Hallo Reinis and others,

I still not get it as the information are not consistent rather inconsistent.I find a plenty of information to run separate PHP-FPM pools with unique user accounts for each but I haven't found anything similar for nginx.

How do make sure put the entire server is at risk if a web app/virtual host is compromised? If I understand the nginx worker processes correctly, a new worker process is started for each .conf file read by the nginx master process by means of include.

If I want to run the virtual host under a unique (and lmited) user account to avoid cross server hacks, the way to get there is to put the .conf of each virtual host in the user folder of each dedicated virtual host user folder. In addition I put the unique user directive (the virtual host user) in each .conf file of the virtual hosts.

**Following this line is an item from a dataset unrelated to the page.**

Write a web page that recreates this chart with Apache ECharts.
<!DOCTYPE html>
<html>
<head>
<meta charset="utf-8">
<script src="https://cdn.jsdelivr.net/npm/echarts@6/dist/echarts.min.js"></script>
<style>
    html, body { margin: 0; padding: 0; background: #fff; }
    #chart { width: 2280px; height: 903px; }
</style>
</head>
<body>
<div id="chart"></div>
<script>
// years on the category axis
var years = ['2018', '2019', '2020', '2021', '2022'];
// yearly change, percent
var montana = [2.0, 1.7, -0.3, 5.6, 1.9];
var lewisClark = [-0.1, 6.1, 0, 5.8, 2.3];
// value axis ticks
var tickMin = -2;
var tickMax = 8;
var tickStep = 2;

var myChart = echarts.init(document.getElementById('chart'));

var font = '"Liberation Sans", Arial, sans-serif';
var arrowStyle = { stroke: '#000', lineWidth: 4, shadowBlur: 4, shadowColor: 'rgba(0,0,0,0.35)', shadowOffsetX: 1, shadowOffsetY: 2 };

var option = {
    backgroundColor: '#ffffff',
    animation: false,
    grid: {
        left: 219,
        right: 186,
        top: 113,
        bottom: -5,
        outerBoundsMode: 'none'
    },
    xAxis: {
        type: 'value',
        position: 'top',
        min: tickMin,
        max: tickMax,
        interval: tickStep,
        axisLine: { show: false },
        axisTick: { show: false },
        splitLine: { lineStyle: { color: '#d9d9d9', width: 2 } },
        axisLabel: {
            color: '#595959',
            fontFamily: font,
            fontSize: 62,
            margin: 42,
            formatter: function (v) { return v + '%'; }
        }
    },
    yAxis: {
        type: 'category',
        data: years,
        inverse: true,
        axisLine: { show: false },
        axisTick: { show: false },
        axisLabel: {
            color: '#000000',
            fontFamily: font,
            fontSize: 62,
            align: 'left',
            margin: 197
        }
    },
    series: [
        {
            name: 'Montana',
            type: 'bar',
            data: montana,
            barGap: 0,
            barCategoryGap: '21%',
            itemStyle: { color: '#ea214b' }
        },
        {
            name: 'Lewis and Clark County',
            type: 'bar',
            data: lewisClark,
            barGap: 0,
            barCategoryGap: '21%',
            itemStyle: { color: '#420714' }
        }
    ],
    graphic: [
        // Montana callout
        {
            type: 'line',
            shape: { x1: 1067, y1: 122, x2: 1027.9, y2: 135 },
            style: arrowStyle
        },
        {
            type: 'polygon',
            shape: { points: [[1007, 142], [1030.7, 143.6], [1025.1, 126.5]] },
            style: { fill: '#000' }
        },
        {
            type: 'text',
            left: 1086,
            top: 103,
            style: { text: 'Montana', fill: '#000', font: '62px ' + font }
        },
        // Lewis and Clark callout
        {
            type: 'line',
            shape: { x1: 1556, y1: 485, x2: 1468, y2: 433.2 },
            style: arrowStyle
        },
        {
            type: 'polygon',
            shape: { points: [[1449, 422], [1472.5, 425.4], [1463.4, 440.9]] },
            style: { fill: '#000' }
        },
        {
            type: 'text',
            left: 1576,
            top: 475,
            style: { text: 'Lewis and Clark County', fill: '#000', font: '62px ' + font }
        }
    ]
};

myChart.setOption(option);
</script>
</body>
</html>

Is that assumption correct?

thank you

Stefan




On 12.10.2018 23:59, Stefan Müller wrote:

hallo,

mostly all question are answered

  1. local DNS Server
    using DHCP server of the router and run a DNS Server on the NAS, all unersolved queries are solved in by the means of the routers WAN0's DNS settings
  2. debug logging
  3. php isolation
    create a pool per webage and rund them as seperate users by creating a php.conf per pool
  4. nginx
    this is the only one remaining. How can I isolate the servers?

thx a lot

Stefan

On 07.10.2018 21:42, Stefan Müller wrote:
good evening,

in the past we were mailing each other on a daily base but now it is silent. Anything alright?

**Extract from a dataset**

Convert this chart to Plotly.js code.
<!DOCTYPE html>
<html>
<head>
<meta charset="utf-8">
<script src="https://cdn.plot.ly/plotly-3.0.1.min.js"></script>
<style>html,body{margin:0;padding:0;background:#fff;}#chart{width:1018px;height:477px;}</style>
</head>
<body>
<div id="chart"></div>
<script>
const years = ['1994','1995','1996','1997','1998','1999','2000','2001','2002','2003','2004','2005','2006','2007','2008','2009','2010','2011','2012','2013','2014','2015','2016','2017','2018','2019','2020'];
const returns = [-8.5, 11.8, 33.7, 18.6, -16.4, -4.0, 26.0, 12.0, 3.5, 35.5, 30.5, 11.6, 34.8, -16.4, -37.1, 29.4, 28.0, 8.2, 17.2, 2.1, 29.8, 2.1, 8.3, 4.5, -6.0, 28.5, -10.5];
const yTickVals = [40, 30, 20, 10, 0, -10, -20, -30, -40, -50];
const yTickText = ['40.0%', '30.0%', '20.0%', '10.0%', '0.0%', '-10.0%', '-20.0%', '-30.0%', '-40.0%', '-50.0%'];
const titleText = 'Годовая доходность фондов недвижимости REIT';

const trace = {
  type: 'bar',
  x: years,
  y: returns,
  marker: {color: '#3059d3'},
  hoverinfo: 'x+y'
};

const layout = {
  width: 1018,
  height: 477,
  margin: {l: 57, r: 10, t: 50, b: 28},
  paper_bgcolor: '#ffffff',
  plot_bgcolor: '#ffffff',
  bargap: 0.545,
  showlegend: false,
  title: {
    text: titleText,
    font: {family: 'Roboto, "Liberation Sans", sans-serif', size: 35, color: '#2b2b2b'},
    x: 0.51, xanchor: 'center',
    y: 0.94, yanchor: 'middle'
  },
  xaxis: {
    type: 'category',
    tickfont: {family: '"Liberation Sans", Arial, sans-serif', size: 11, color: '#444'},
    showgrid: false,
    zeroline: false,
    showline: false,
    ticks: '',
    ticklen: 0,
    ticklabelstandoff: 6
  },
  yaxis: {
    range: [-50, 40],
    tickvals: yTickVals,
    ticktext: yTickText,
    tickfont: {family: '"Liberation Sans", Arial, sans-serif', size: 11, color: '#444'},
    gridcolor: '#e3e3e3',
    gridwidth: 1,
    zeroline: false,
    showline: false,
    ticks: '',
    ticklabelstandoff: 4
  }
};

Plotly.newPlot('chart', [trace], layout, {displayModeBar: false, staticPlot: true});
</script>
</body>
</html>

On 03.10.2018 23:02, Stefan Müller wrote:

thank you again for you quick answer  but I'm getting lost


A typical nginx configuration has only one http {} block.

You can look at some examples:
I'm aware of those and other examples. What confuses me that you say that but also said in the email before that one:

If you put everything (both the user unix sockets and also the parent proxy server) under the same http{} block then it makes no sense since a single instance of nginx always runs under the same user (and beats the whole user/app isolation).

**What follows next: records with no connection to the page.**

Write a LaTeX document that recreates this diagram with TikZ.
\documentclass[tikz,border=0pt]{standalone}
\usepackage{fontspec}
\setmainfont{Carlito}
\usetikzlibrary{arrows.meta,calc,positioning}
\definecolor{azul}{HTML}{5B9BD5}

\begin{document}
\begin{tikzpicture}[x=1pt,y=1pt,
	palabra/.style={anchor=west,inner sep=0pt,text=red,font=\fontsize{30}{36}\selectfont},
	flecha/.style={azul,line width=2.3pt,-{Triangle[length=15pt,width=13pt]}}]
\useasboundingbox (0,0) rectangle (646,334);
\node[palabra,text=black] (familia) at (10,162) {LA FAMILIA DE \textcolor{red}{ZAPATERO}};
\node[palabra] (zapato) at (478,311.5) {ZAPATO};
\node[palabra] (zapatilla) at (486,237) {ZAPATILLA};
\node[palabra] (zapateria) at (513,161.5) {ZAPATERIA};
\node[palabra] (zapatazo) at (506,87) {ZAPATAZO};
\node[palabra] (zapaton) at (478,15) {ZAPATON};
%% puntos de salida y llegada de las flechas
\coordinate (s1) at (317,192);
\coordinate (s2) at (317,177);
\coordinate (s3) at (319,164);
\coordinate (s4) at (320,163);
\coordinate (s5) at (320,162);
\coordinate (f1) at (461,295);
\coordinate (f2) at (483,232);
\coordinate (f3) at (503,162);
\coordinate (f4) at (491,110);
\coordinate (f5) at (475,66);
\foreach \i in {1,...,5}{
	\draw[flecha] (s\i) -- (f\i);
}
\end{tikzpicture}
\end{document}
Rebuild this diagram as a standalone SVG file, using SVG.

so how must be the setup to the the whole user/app isolation

nginx.pid  - master process
\_nginx.conf
  \_http{}  - master server
  \_http{}  - proxied/app servers

or

nginx.pid  - master process
\_nginx1.conf - master server
  \_http{}   - reverse proxy server
\_nginx2.conf - proxied servers
  \_http{}   - proxied/app servers

or?

If it is only one nginx.pid, how to I need to configure it to run nginx1.conf and nginx2.conf?



Unless by "router" you mean the same Synology box you can't proxy unix sockets over TCP, they work only inside a single server/machine.
I mean my fibre router and I'm aware that unix sockets  work only inside a single server/machine. I'll use it only to redirect to the DNS Server what will run on the Synology box


 
Also you don't need to forward multiple ports, just 80 and 443 (if ssl) and have name-based virtualhosts.

you got me, I have mistaken that, it got to late last night


On 03.10.2018 02:09, Reinis Rozitis wrote:
so all goes in the same nginx.conf but in different http{} block or do I need one nginx.conf  for each, the user unix sockets and also the parent proxy server?
A typical nginx configuration has only one http {} block.

You can look at some examples:
https://nginx.org/en/docs/http/request_processing.html
https://nginx.org/en/docs/http/server_names.html  https://www.nginx.com/resources/wiki/start/topics/examples/server_blocks/


You suggesting to setup virtualhosts what listen to a port whereto traffic is forwarded from the router. I don't to have multiple ports open at the router, so I would like to stick with UNIX Sockets and proxy.
Unless by "router" you mean the same Synology box you can't proxy unix sockets over TCP, they work only inside a single server/machine.

Also you don't need to forward multiple ports, just 80 and 443 (if ssl) and have name-based virtualhosts.